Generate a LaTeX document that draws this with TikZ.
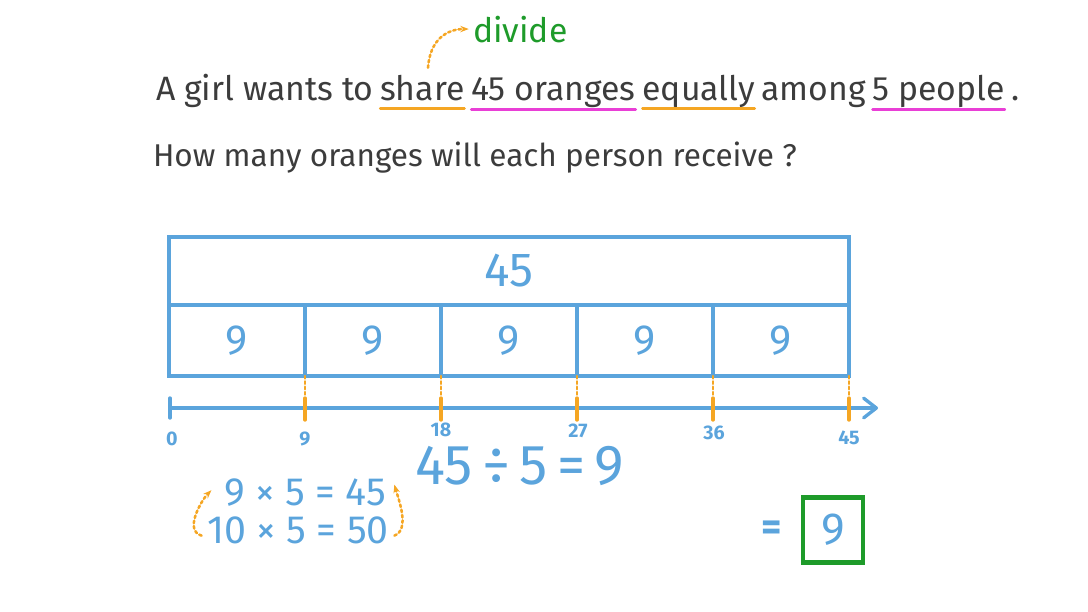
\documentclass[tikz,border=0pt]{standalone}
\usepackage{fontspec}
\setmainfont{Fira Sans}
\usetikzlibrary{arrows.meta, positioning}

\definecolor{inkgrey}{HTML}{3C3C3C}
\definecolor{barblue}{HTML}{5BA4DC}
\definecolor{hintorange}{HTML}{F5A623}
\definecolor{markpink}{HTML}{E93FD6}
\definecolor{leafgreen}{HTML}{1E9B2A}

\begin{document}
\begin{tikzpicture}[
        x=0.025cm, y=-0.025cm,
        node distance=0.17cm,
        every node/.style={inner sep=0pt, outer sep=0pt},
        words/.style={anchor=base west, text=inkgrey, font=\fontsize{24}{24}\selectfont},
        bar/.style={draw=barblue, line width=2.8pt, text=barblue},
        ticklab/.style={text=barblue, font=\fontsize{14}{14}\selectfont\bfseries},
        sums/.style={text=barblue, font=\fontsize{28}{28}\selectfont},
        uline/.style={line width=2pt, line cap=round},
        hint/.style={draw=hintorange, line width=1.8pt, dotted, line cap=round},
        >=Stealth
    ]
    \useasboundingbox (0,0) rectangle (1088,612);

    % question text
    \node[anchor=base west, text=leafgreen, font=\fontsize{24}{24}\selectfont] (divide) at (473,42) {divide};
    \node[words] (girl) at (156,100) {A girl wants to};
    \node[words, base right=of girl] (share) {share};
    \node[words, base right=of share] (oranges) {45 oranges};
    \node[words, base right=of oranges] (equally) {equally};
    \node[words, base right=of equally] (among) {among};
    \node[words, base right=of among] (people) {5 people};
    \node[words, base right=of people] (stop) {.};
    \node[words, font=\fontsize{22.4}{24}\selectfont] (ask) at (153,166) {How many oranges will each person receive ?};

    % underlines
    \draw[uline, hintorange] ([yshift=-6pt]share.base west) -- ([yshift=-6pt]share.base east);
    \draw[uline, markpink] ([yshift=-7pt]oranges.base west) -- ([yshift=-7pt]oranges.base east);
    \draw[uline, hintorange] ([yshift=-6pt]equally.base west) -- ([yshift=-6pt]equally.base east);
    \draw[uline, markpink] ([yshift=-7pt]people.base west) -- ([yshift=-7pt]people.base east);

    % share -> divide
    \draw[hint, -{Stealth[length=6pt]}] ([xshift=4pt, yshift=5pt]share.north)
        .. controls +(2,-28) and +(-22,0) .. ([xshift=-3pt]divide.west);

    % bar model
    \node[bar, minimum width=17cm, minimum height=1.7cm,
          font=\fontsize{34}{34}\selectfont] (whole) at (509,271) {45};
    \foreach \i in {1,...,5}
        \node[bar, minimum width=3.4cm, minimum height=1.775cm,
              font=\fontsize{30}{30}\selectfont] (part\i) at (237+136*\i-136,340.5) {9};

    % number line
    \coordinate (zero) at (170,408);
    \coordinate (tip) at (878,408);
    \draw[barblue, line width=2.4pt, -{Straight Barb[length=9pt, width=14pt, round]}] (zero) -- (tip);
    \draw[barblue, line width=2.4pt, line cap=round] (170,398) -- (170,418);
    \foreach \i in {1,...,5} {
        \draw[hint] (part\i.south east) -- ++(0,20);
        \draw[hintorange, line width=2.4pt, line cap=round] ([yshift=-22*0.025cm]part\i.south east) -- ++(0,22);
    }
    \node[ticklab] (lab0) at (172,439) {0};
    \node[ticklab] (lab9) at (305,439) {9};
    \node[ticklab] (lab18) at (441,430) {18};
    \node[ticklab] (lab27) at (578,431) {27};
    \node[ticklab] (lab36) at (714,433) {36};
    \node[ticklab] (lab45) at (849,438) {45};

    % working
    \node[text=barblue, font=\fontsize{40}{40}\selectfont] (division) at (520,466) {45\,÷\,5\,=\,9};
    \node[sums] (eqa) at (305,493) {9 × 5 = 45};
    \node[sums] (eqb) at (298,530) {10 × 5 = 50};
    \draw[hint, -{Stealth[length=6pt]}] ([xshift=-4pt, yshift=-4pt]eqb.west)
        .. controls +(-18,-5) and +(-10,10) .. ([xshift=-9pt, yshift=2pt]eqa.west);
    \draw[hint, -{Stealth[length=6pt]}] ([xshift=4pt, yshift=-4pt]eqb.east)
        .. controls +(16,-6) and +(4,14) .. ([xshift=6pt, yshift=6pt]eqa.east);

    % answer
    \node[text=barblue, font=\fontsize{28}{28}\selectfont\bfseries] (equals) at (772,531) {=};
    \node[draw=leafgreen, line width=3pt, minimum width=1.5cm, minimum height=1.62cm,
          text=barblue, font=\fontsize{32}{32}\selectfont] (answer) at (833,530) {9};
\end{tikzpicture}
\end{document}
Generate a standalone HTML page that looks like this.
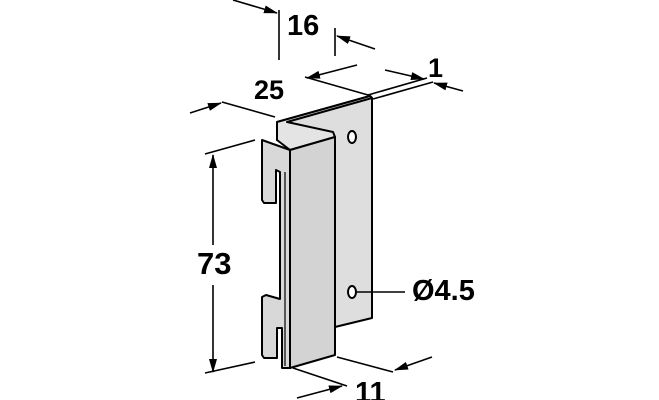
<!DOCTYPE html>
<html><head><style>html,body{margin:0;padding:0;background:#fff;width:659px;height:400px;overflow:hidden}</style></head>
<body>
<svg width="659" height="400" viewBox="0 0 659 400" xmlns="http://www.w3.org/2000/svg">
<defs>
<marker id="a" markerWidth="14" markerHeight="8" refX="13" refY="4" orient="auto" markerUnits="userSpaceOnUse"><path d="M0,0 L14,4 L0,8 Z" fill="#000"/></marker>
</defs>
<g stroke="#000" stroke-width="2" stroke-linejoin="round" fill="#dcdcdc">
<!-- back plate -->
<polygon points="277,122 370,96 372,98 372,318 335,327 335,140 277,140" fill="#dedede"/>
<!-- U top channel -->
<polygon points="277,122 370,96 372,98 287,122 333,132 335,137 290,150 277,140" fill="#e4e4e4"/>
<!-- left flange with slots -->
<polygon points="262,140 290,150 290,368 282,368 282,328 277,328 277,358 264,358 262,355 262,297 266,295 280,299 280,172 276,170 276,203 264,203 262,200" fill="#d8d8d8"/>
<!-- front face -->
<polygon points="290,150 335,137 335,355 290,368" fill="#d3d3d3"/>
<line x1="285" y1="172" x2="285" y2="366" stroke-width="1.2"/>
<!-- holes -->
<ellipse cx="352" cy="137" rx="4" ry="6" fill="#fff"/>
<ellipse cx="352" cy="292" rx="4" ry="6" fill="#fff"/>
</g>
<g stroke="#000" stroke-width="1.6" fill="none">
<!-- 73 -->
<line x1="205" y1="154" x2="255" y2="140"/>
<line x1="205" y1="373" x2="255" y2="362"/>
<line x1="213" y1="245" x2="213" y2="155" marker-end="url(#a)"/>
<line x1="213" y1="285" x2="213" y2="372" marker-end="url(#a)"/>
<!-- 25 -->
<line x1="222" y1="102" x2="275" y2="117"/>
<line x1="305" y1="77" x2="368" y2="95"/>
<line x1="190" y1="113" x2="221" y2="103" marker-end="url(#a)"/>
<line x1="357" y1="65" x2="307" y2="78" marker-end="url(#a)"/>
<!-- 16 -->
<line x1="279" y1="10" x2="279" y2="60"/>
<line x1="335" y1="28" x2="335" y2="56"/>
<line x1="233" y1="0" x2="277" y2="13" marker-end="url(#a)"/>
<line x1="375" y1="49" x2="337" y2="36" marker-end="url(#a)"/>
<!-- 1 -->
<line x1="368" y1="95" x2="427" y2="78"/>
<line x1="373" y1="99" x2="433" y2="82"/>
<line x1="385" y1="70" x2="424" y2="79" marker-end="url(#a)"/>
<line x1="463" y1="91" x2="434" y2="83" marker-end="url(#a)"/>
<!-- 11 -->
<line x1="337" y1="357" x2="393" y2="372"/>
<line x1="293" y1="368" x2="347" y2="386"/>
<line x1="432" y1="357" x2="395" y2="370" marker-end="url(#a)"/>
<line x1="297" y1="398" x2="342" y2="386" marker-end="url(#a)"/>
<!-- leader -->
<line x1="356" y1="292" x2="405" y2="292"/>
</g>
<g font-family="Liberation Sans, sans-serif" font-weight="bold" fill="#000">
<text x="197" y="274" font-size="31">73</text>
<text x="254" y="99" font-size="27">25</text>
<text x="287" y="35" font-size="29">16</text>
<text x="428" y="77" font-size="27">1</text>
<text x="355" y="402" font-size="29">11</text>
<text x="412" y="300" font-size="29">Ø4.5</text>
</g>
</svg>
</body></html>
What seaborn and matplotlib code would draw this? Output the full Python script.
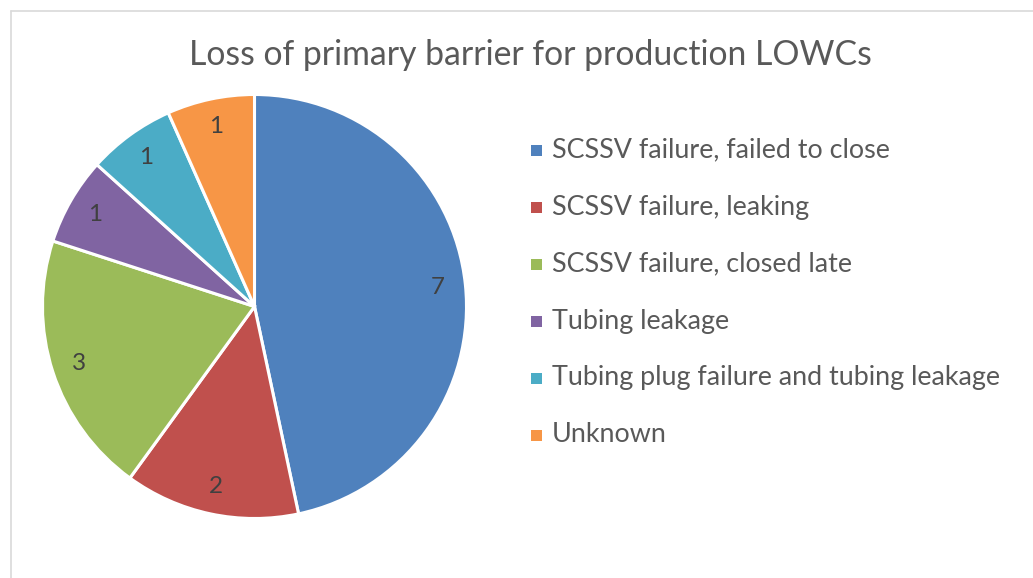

**Challenge**
Out of the records, collect only those lines that contain the string "standalone".

**Expected answer**
\documentclass[tikz,border=0pt]{standalone}
Generate a standalone HTML page that looks like this.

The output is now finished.